In August 2022, the American Bar Association issued a resolution urging federal, state and governments to adopt a second look process to review the sentences of incarcerated people who have served at least 10 continuous years behind bars.

Center for Community Alternatives said in its statement that New Yorkers support all three of the proposed bills. A statewide poll of about 500 voters conducted in October by EMC Research found that 68% of respondents supported the Second Look Act and 74% of them supported the Earned Time Act.

The latter also enjoys the support of former prison administrators, including Vanda Seward, a former director of statewide reentry services for the state Department of Corrections and Community Supervision, who called the Earned Time Act a "win-win" in an October 2023 editorial published by the Times Union saying it would support the reentry of formerly incarcerated people into society while lowering recidivism rates and costs to taxpayers.

More recently, Brian Fischer, a former commissioner of the state Corrections Department, said he supported both the Second Look Act and the Earned Time Act.

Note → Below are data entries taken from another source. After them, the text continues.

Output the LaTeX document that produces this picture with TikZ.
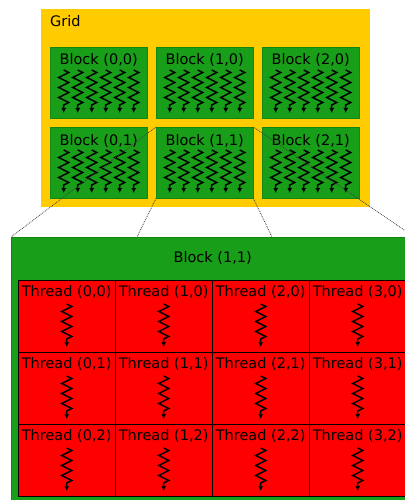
\documentclass[tikz,border=0pt]{standalone}
\usepackage{fontspec}
\setsansfont{DejaVu Sans}
\usetikzlibrary{decorations.pathmorphing,arrows.meta}

\definecolor{gridyellow}{RGB}{255,204,0}
\definecolor{blockgreen}{RGB}{24,158,24}
\definecolor{threadred}{RGB}{255,0,0}

\tikzstyle{every node}=[font={\sffamily\fontsize{14.5}{16}\selectfont}, inner sep=0pt]
\tikzstyle{gridbox}=[fill=gridyellow, anchor=north west, minimum width=329pt, minimum height=198pt]
\tikzstyle{blockbox}=[draw=blockgreen!85!black, fill=blockgreen, anchor=north west, minimum width=97pt, minimum height=71pt]
\tikzstyle{threadbox}=[draw=black, fill=threadred, anchor=north west, minimum width=97pt, minimum height=72pt]
\tikzstyle{warp}=[line width=1.5pt, -{Latex[length=5pt,width=5pt]}, decorate, decoration={zigzag, segment length=10pt, amplitude=5pt, post length=4pt}]
\tikzstyle{zoomline}=[densely dotted, line width=0.8pt, black!75]

\begin{document}
\begin{tikzpicture}[x=1pt, y=-1pt]
    \useasboundingbox (0,0) rectangle (404,500);
    % the grid of blocks
    \node [gridbox] (grid) at (41,9) {};
    \node [anchor=base west] (gridlbl) at (50,27) {Grid};
    \foreach \i/\x in {0/50, 1/156, 2/262} {
        \foreach \j/\y in {0/47, 1/127} {
            \node [blockbox] (blk\i\j) at (\x,\y) {};
            \node [anchor=base] (blklbl\i\j) at ([yshift=-18pt]blk\i\j.north) {Block (\i,\j)};
            \foreach \k in {-35,-21,-7,7,21,35}
                \draw [warp] ([xshift=\k pt, yshift=-23pt]blk\i\j.north) -- ++(0,43);
        }
    }
    % one block, zoomed in
    \node [blockbox, minimum width=403pt, minimum height=270pt] (blk) at (11,237) {};
    \node [anchor=base] (blklbl) at ([yshift=-25pt]blk.north) {Block (1,1)};
    \foreach \i in {0,...,3} {
        \foreach \j in {0,1,2} {
            \node [threadbox] (thr\i\j) at ({18+97*\i},{280+72*\j}) {};
            \node [anchor=base] (thrlbl\i\j) at ([yshift=-16pt]thr\i\j.north) {Thread (\i,\j)};
            \draw [warp] ([yshift=-24pt]thr\i\j.north) -- ++(0,43);
        }
    }
    % zoom lines
    \coordinate (cutl) at (137,237);
    \coordinate (cutr) at (272,237);
    \draw [zoomline] (blk11.north west) -- (blk.north west);
    \draw [zoomline] (blk11.south west) -- (cutl);
    \draw [zoomline] (blk11.south east) -- (cutr);
    \draw [zoomline] (blk11.north east) -- (blk.north east);
\end{tikzpicture}
\end{document}
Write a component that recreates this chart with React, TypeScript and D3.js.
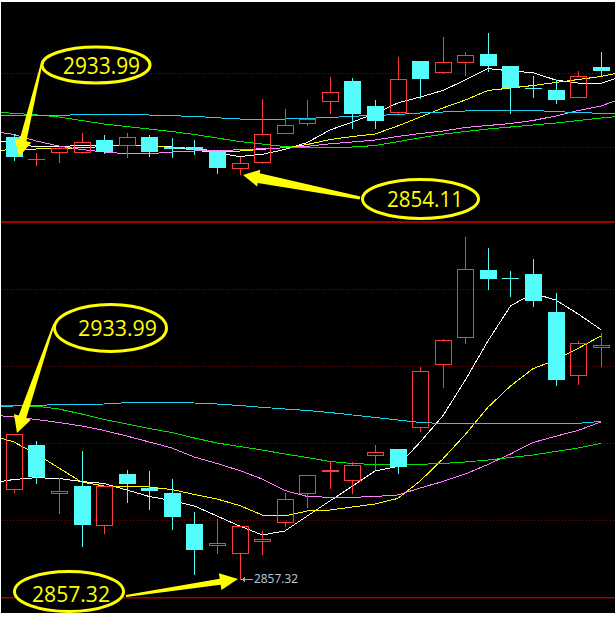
import React from "react";
import * as d3 from "d3";

// ---------- DATA ----------
const candleIndex = d3.range(27);

// Upper panel candles
const topOpen = [2928.11, 2884.11, 2898.11, 2898.11, 2922.11, 2912.11, 2928.11, 2908.11, 2908.11, 2900.11, 2866.11, 2878.11, 2936.11, 2956.11, 3000.11, 3040.11, 2990.11, 2978.11, 3080.11, 3058.11, 3078.11, 3094.11, 3070.11, 3026.11, 3022.11, 3008.11, 3068.11];
const topClose = [2888.11, 2884.11, 2906.11, 2918.11, 2898.11, 2928.11, 2898.11, 2904.11, 2902.11, 2866.11, 2876.11, 2934.11, 2952.11, 2964.11, 3018.11, 2974.11, 2960.11, 3044.11, 3044.11, 3078.11, 3092.11, 3070.11, 3026.11, 3025.11, 3002.11, 3050.11, 3060.11];
const topHigh = [2933.99, 2896.11, 2910.11, 2936.11, 2932.11, 2936.11, 2932.11, 2926.11, 2922.11, 2902.11, 2888.11, 3004.11, 2984.11, 3002.11, 3048.11, 3046.11, 3002.11, 3088.11, 3080.11, 3128.11, 3098.11, 3136.11, 3070.11, 3050.11, 3042.11, 3060.11, 3098.11];
const topLow = [2882.11, 2872.11, 2878.11, 2896.11, 2896.11, 2888.11, 2890.11, 2888.11, 2894.11, 2856.11, 2854.11, 2876.11, 2936.11, 2952.11, 2976.11, 2946.11, 2946.11, 2976.11, 3006.11, 3056.11, 3052.11, 3060.11, 2976.11, 3008.11, 2996.11, 3008.11, 3050.11];
// Upper panel moving averages (previous bar, 27 bars, next bar)
const topMA5 = [2920.1, 2917.1, 2908.1, 2909.1, 2911.1, 2911.1, 2910.7, 2910.7, 2908.1, 2902.1, 2896.1, 2889.1, 2893.5, 2903.1, 2917.1, 2942.1, 2958.1, 2975.1, 2996.1, 3008.1, 3021.1, 3042.1, 3065.1, 3060.1, 3056.7, 3042.1, 3036.1, 3035.1, 3050.1];
const topMA10 = [2901.1, 2902.7, 2904.1, 2905.1, 2906.7, 2909.1, 2912.1, 2909.7, 2907.5, 2905.1, 2899.5, 2900.1, 2903.5, 2906.7, 2913.1, 2923.1, 2929.1, 2934.1, 2950.1, 2968.1, 2986.1, 3002.1, 3021.1, 3026.1, 3031.1, 3037.1, 3043.1, 3049.1, 3058.1];
const topMA20 = [2940.1, 2933.1, 2920.1, 2910.1, 2903.1, 2898.1, 2894.5, 2894.5, 2898.1, 2900.1, 2901.1, 2902.5, 2904.7, 2906.5, 2909.5, 2914.5, 2918.1, 2922.1, 2929.1, 2935.1, 2940.1, 2947.1, 2951.1, 2955.1, 2961.1, 2970.1, 2981.1, 2990.1, 3006.1];
const topMA30 = [2978.1, 2975.5, 2972.5, 2968.1, 2961.1, 2954.1, 2949.1, 2944.1, 2939.1, 2933.1, 2926.1, 2919.1, 2914.1, 2909.1, 2906.1, 2907.1, 2908.1, 2911.1, 2918.7, 2926.5, 2933.7, 2939.1, 2944.1, 2948.1, 2952.1, 2956.1, 2961.1, 2966.1, 2970.1];
const topMA60 = [2970.1, 2970.7, 2971.1, 2971.7, 2972.5, 2973.3, 2973.1, 2972.1, 2970.5, 2969.5, 2966.5, 2964.1, 2963.7, 2964.1, 2965.5, 2967.1, 2969.7, 2971.1, 2973.1, 2976.1, 2978.1, 2980.1, 2981.5, 2982.1, 2981.1, 2979.1, 2976.7, 2975.7, 2975.3];
const topGrid = [3056.11, 2908.11];

// Lower panel candles
const botOpen = [2905.02, 2928.34, 2902.9, 2906.61, 2885.94, 2912.97, 2905.55, 2902.9, 2886.47, 2875.34, 2871.1, 2877.46, 2887.53, 2902.9, 2914.3, 2909.79, 2923.04, 2926.22, 2937.88, 2971.27, 2985.58, 3021.09, 3016.59, 3018.97, 2998.83, 2965.44, 2980.28];
const botClose = [2933.99, 2911.38, 2903.96, 2885.94, 2906.61, 2907.67, 2903.96, 2890.18, 2872.69, 2876.4, 2885.41, 2878.52, 2899.72, 2912.44, 2914.83, 2917.74, 2924.63, 2916.68, 2967.56, 2983.99, 3021.62, 3016.32, 3016.06, 3004.66, 2962.79, 2982.4, 2981.34];
const botHigh = [2933.99, 2930.46, 2910.85, 2925.16, 2906.61, 2915.09, 2914.56, 2910.32, 2892.83, 2889.12, 2885.41, 2882.76, 2902.9, 2912.44, 2919.86, 2919.33, 2928.34, 2926.22, 2969.68, 2984.52, 3038.58, 3032.75, 3020.56, 3026.92, 3008.9, 2983.46, 2987.7];
const botLow = [2903.43, 2908.2, 2892.3, 2874.81, 2881.7, 2898.13, 2894.42, 2883.82, 2859.97, 2871.1, 2857.32, 2870.57, 2885.41, 2895.48, 2905.55, 2902.9, 2915.62, 2913.5, 2935.76, 2959.08, 2982.4, 3011.02, 3007.31, 3002.01, 2960.14, 2960.67, 2970.21];
// Lower panel moving averages (previous bar, 27 bars)
const botMA5 = [2908.2, 2910.06, 2911.01, 2910.59, 2909.0, 2907.94, 2904.49, 2901.05, 2898.93, 2896.01, 2890.71, 2885.41, 2880.64, 2882.76, 2890.71, 2898.66, 2906.61, 2914.56, 2916.95, 2929.93, 2943.71, 2962.79, 2983.46, 3002.01, 3008.74, 3005.19, 2997.77, 2989.56];
const botMA10 = [2933.64, 2929.93, 2923.57, 2916.15, 2908.73, 2906.61, 2906.35, 2906.08, 2904.76, 2902.11, 2899.72, 2896.28, 2891.24, 2890.71, 2893.36, 2893.89, 2895.48, 2897.07, 2899.99, 2909.26, 2920.92, 2933.91, 2948.32, 2959.61, 2968.83, 2973.39, 2979.59, 2986.11];
const botMA20 = [2944.24, 2943.18, 2941.86, 2940.27, 2938.41, 2936.03, 2933.11, 2929.93, 2926.75, 2921.98, 2918.54, 2914.83, 2910.32, 2904.23, 2901.05, 2900.62, 2900.62, 2901.05, 2901.84, 2905.55, 2909.0, 2912.97, 2918.01, 2923.57, 2929.67, 2932.95, 2936.13, 2940.53];
const botMA30 = [2949.28, 2949.12, 2948.9, 2947.42, 2944.77, 2941.86, 2939.47, 2937.09, 2934.97, 2932.05, 2929.4, 2927.55, 2925.69, 2923.57, 2921.72, 2919.6, 2918.54, 2918.01, 2918.01, 2918.11, 2918.54, 2919.33, 2920.39, 2921.72, 2923.04, 2924.9, 2926.75, 2929.14];
const botMA60 = [2948.75, 2949.01, 2949.38, 2949.7, 2949.81, 2950.07, 2950.76, 2950.87, 2950.87, 2950.6, 2950.07, 2949.28, 2948.32, 2947.42, 2946.63, 2945.57, 2944.24, 2942.92, 2941.59, 2940.27, 2939.74, 2939.74, 2939.84, 2939.84, 2939.84, 2939.84, 2939.84, 2940.8];
const botGrid = [3011.02, 2970.21, 2929.4, 2888.59];

const calloutLabels = ["2933.99", "2854.11", "2933.99", "2857.32"];
const lowMarkLabel = "2857.32";

// ---------- STYLE ----------
const W = 615;
const H = 617;
const RED = "#ff3c3c";
const CYAN = "#54fcfc";
const MA_COLORS = ["#ffffff", "#ffff00", "#ff80ff", "#00e600", "#18d0f0"];
const GRID = "#8c0000";
const YEL = "#ffff00";

const x = d3.scaleLinear().domain([0, 26]).range([13.8, 600.8]);
const yTop = d3.scaleLinear().domain([2854.11, 2933.99]).range([174, 134.06]);
const yBot = d3.scaleLinear().domain([2857.32, 2933.99]).range([579, 434.34]);

type Scale = d3.ScaleLinear<number, number>;

function Candles({ open, close, high, low, y }: { open: number[]; close: number[]; high: number[]; low: number[]; y: Scale }) {
  return (
    <g shapeRendering="crispEdges">
      {candleIndex.map((i) => {
        const cx = Math.round(x(i));
        const o = Math.round(y(open[i]));
        const c = Math.round(y(close[i]));
        const h = Math.round(y(high[i]));
        const l = Math.round(y(low[i]));
        const up = close[i] >= open[i];
        const top = Math.min(o, c);
        const bot = Math.max(o, c);
        if (up) {
          return (
            <g key={i} stroke={RED} fill="none" strokeWidth={1}>
              {h < top && <line x1={cx + 0.5} x2={cx + 0.5} y1={h} y2={top} />}
              {l > bot && <line x1={cx + 0.5} x2={cx + 0.5} y1={bot + 1} y2={l + 1} />}
              {bot - top >= 1 ? (
                <rect x={cx - 8 + 0.5} y={top + 0.5} width={16} height={bot - top} />
              ) : (
                <line x1={cx - 8} x2={cx + 9} y1={top + 0.5} y2={top + 0.5} />
              )}
            </g>
          );
        }
        return (
          <g key={i}>
            <line x1={cx + 0.5} x2={cx + 0.5} y1={h} y2={l + 1} stroke={CYAN} strokeWidth={1} />
            <rect x={cx - 8} y={top} width={17} height={Math.max(bot - top, 1)} fill={CYAN} />
          </g>
        );
      })}
    </g>
  );
}

function MALines({ series, y }: { series: number[][]; y: Scale }) {
  return (
    <g fill="none" strokeWidth={1} shapeRendering="crispEdges">
      {series.map((s, k) => {
        const line = d3
          .line<number>()
          .x((_, j) => x(j - 1))
          .y((v) => y(v));
        return <path key={k} d={line(s) || ""} stroke={MA_COLORS[k]} />;
      })}
    </g>
  );
}

function wedge(sx: number, sy: number, tx: number, ty: number, startW: number, shaftW: number, headW: number, headLen: number) {
  const dx = tx - sx;
  const dy = ty - sy;
  const len = Math.hypot(dx, dy);
  const ux = dx / len;
  const uy = dy / len;
  const nx = -uy;
  const ny = ux;
  const bx = tx - ux * headLen;
  const by = ty - uy * headLen;
  const pts: [number, number][] = [
    [sx + (nx * startW) / 2, sy + (ny * startW) / 2],
    [bx + (nx * shaftW) / 2, by + (ny * shaftW) / 2],
    [bx + (nx * headW) / 2, by + (ny * headW) / 2],
    [tx, ty],
    [bx - (nx * headW) / 2, by - (ny * headW) / 2],
    [bx - (nx * shaftW) / 2, by - (ny * shaftW) / 2],
    [sx - (nx * startW) / 2, sy - (ny * startW) / 2],
  ];
  return pts.map((p) => p.join(",")).join(" ");
}

function Callout({ cx, cy, rx, ry, label, tx, ty, tw, fs }: { cx: number; cy: number; rx: number; ry: number; label: string; tx: number; ty: number; tw: number; fs: number }) {
  return (
    <g>
      <ellipse cx={cx} cy={cy} rx={rx} ry={ry} fill="#000" stroke={YEL} strokeWidth={3} />
      <text x={tx} y={ty} fill={YEL} fontSize={fs} fontFamily="'Open Sans', 'Noto Sans', sans-serif" textLength={tw} lengthAdjust="spacingAndGlyphs">
        {label}
      </text>
    </g>
  );
}

export default function App() {
  const topSeries = [topMA5, topMA10, topMA20, topMA30, topMA60];
  const botSeries = [botMA5, botMA10, botMA20, botMA30, botMA60];
  const lowX = Math.round(x(10));
  const lowY = Math.round(yBot(d3.min(botLow) as number));
  return (
    <svg width={W} height={H} style={{ position: "fixed", left: 0, top: 0, display: "block" }}>
      <defs>
        <clipPath id="clipTop">
          <rect x={1} y={2} width={614} height={219} />
        </clipPath>
        <clipPath id="clipBot">
          <rect x={1} y={224} width={614} height={373} />
        </clipPath>
      </defs>
      <rect x={0} y={0} width={W} height={H} fill="#fff" />
      <rect x={1} y={2} width={614} height={611} fill="#000" />

      {/* grid lines */}
      <g stroke={GRID} strokeWidth={1} strokeDasharray="1 2" shapeRendering="crispEdges">
        {topGrid.map((g, k) => (
          <line key={"t" + k} x1={1} x2={W} y1={Math.round(yTop(g)) + 0.5} y2={Math.round(yTop(g)) + 0.5} />
        ))}
        {botGrid.map((g, k) => (
          <line key={"b" + k} x1={1} x2={W} y1={Math.round(yBot(g)) + 0.5} y2={Math.round(yBot(g)) + 0.5} />
        ))}
      </g>
      <rect x={1} y={221} width={614} height={2} fill="#a00000" />
      <rect x={1} y={597} width={614} height={1.5} fill="#a00000" />

      <g clipPath="url(#clipTop)">
        <MALines series={topSeries} y={yTop} />
        <Candles open={topOpen} close={topClose} high={topHigh} low={topLow} y={yTop} />
      </g>
      <g clipPath="url(#clipBot)">
        <MALines series={botSeries} y={yBot} />
        <Candles open={botOpen} close={botClose} high={botHigh} low={botLow} y={yBot} />
      </g>

      {/* lowest-price marker */}
      <g shapeRendering="crispEdges">
        <line x1={lowX + 2} x2={lowX + 13} y1={lowY + 0.5} y2={lowY + 0.5} stroke="#a8a8a8" strokeWidth={1} />
        <polygon points={`${lowX + 1},${lowY + 0.5} ${lowX + 5},${lowY - 2} ${lowX + 5},${lowY + 3}`} fill="#a8a8a8" />
      </g>
      <text x={lowX + 14} y={lowY + 4} fill="#b4c4dc" fontSize={12} fontFamily="'Noto Sans', sans-serif" textLength={44} lengthAdjust="spacingAndGlyphs">
        {lowMarkLabel}
      </text>

      {/* callout arrows */}
      <g fill={YEL}>
        <polygon points={wedge(42, 62, 19, 157, 1.5, 7, 17, 17)} />
        <polygon points={wedge(360, 198, 243, 175, 3, 10, 17, 16)} />
        <polygon points={wedge(54, 324, 17, 433, 1.5, 8, 18, 17)} />
        <polygon points={wedge(126, 596, 238, 579, 2, 6, 17, 18)} />
      </g>

      <Callout cx={96} cy={65} rx={54} ry={18} label={calloutLabels[0]} tx={63} ty={74} tw={77} fs={23} />
      <Callout cx={420.5} cy={199} rx={58} ry={19.5} label={calloutLabels[1]} tx={387} ty={207} tw={76} fs={22} />
      <Callout cx={110.5} cy={328} rx={56} ry={23.5} label={calloutLabels[2]} tx={78} ty={336} tw={79} fs={22} />
      <Callout cx={69} cy={591.5} rx={54.5} ry={20} label={calloutLabels[3]} tx={32} ty={602} tw={78} fs={22} />
    </svg>
  );
}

"Support for these reforms is broad and is undeniable," Thomas Gant, a community organizer for Center for Community Alternatives, said at the rally Tuesday. He was 22 years old in 1999 when he was sentenced 25 years to life.

"New Yorkers are now saying yes to 'communities, not cages' and no more to outdated and inhumane laws that warehouse our loved ones without opportunity for change," Gant said. "True safety means supported transformation, second chances, not endless punishment."